While business insurance provides significant lawsuit protection, policies contain exclusions that limit coverage. One common exclusion applies to intentional or fraudulent acts. If a business owner or employee knowingly engages in illegal or unethical behavior—such as falsifying financial records or committing fraud—insurance will not cover resulting lawsuits. Even if the business is sued for negligence alongside an intentional act, insurers may deny coverage based on policy language excluding claims arising from dishonest or criminal conduct.

Another frequent exclusion involves contractual liability. If a business fails to meet contractual obligations and is sued, most general liability and professional liability policies will not cover the claim. This is particularly relevant for service-based businesses, where disputes over unmet expectations or breaches of contract often fall outside standard insurance protections. Some companies opt for specialized contract liability endorsements, but these are typically limited in scope.

Employment-related lawsuits can also present coverage gaps. While EPLI covers wrongful termination and discrimination claims, it often excludes wage and hour disputes, such as lawsuits alleging unpaid overtime or employee misclassification. These claims can result in significant financial penalties, yet most insurers consider them uninsurable due to their frequency and high costs. Businesses in industries with a history of wage disputes may need to explore separate legal defense coverage or set aside reserves for potential claims.

Steps to Initiate a Claim

When facing a lawsuit, notifying the insurer as soon as possible is the first step in activating coverage. Most policies require prompt reporting, often within 30 to 60 days of becoming aware of a potential claim. Failure to meet this deadline can lead to complications or outright denial of coverage. The policyholder must provide written notice, including details such as the nature of the lawsuit, involved parties, and any legal documents received, such as a summons or complaint. Many insurers offer online claim portals, while others require submission via email or certified mail.

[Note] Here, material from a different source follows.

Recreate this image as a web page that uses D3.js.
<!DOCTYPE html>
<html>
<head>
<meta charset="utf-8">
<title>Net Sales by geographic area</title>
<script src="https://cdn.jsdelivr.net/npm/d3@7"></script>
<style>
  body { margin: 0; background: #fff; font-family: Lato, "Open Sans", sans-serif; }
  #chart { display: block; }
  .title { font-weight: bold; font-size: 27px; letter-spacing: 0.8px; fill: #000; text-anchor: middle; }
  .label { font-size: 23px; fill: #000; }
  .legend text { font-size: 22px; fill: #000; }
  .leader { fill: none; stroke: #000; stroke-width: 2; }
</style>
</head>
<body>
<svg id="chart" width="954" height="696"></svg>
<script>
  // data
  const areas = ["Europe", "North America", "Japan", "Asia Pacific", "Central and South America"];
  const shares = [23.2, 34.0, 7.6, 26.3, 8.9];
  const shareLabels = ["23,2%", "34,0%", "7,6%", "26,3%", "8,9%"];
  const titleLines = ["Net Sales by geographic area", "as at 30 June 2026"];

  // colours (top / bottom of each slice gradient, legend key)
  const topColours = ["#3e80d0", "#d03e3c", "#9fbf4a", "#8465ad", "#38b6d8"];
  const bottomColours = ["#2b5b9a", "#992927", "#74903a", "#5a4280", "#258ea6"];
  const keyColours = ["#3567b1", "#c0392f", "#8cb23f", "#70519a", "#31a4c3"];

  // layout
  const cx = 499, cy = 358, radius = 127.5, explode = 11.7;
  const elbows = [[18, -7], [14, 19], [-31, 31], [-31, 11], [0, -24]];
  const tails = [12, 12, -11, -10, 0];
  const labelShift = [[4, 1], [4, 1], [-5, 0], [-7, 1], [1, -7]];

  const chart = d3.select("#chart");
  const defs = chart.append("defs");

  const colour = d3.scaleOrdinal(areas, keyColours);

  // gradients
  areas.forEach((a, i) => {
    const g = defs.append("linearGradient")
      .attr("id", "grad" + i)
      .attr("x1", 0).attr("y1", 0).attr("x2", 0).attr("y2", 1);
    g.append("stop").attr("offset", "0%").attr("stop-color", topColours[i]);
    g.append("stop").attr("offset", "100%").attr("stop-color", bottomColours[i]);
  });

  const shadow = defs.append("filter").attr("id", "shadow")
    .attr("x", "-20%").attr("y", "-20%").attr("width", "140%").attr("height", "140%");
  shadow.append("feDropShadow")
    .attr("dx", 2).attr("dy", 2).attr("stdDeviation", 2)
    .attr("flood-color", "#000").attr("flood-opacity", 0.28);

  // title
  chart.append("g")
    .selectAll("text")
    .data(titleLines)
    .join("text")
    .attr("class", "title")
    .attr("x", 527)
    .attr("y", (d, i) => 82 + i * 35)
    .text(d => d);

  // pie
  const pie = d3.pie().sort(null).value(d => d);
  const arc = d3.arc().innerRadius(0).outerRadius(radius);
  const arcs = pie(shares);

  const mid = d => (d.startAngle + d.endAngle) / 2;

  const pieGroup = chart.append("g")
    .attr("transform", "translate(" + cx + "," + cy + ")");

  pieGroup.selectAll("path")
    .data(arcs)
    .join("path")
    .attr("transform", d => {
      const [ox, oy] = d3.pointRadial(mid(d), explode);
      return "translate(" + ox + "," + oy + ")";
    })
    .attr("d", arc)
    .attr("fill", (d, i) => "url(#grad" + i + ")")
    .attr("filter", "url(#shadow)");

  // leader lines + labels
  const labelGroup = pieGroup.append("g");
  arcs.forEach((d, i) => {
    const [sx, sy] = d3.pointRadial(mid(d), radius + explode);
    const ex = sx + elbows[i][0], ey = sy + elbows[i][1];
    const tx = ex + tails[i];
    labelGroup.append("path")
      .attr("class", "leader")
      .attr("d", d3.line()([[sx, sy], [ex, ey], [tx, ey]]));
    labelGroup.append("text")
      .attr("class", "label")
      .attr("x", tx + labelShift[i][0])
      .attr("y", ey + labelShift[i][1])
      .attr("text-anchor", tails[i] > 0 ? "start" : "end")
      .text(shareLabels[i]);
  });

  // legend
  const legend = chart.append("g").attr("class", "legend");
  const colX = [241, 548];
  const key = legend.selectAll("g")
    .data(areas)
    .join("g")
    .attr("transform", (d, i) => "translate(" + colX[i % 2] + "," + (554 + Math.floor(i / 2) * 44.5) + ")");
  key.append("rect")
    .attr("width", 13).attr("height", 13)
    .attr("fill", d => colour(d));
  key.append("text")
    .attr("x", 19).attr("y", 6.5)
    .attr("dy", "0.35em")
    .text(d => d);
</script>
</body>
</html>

Once the claim is filed, the insurer assigns a claims adjuster or legal representative to assess the situation. The adjuster reviews policy terms, investigates allegations, and determines whether the claim falls within coverage limits. Businesses should provide supporting documentation, including contracts, correspondence, and internal reports. Some policies require cooperation with the insurer’s legal team, meaning policyholders may need to attend depositions or provide testimony. Insurers may negotiate a settlement or prepare for litigation if a resolution cannot be reached.

Denial or Dispute of Claim

Even with the appropriate insurance policy, insurers may deny coverage for a lawsuit or dispute their responsibility. A denial can occur for several reasons, including late claim reporting, allegations falling outside the policy’s scope, or exclusions that apply to the circumstances. Insurers may argue that the claim stems from an uncovered event, such as a breach of contract or intentional wrongdoing, and refuse to provide defense or indemnification. Some policies also contain retroactive dates, meaning claims arising from incidents before the policy’s effective date are not covered, even if the lawsuit is filed during the coverage period.

If a business believes a claim has been wrongfully denied, it can challenge the decision by requesting a detailed explanation from the insurer and providing additional documentation. Many policies allow for an internal appeal process, where the insurer re-evaluates the claim based on new evidence. If the dispute remains unresolved, businesses can escalate the matter by filing a complaint with their state’s insurance regulatory agency or seeking legal representation. In some cases, policyholders pursue litigation against insurers for bad faith denial, arguing the carrier failed to uphold its contractual obligations. Courts may award damages beyond the original claim amount if the insurer is found to have acted unreasonably, making it important for businesses to document all communications and policy terms when contesting a denial.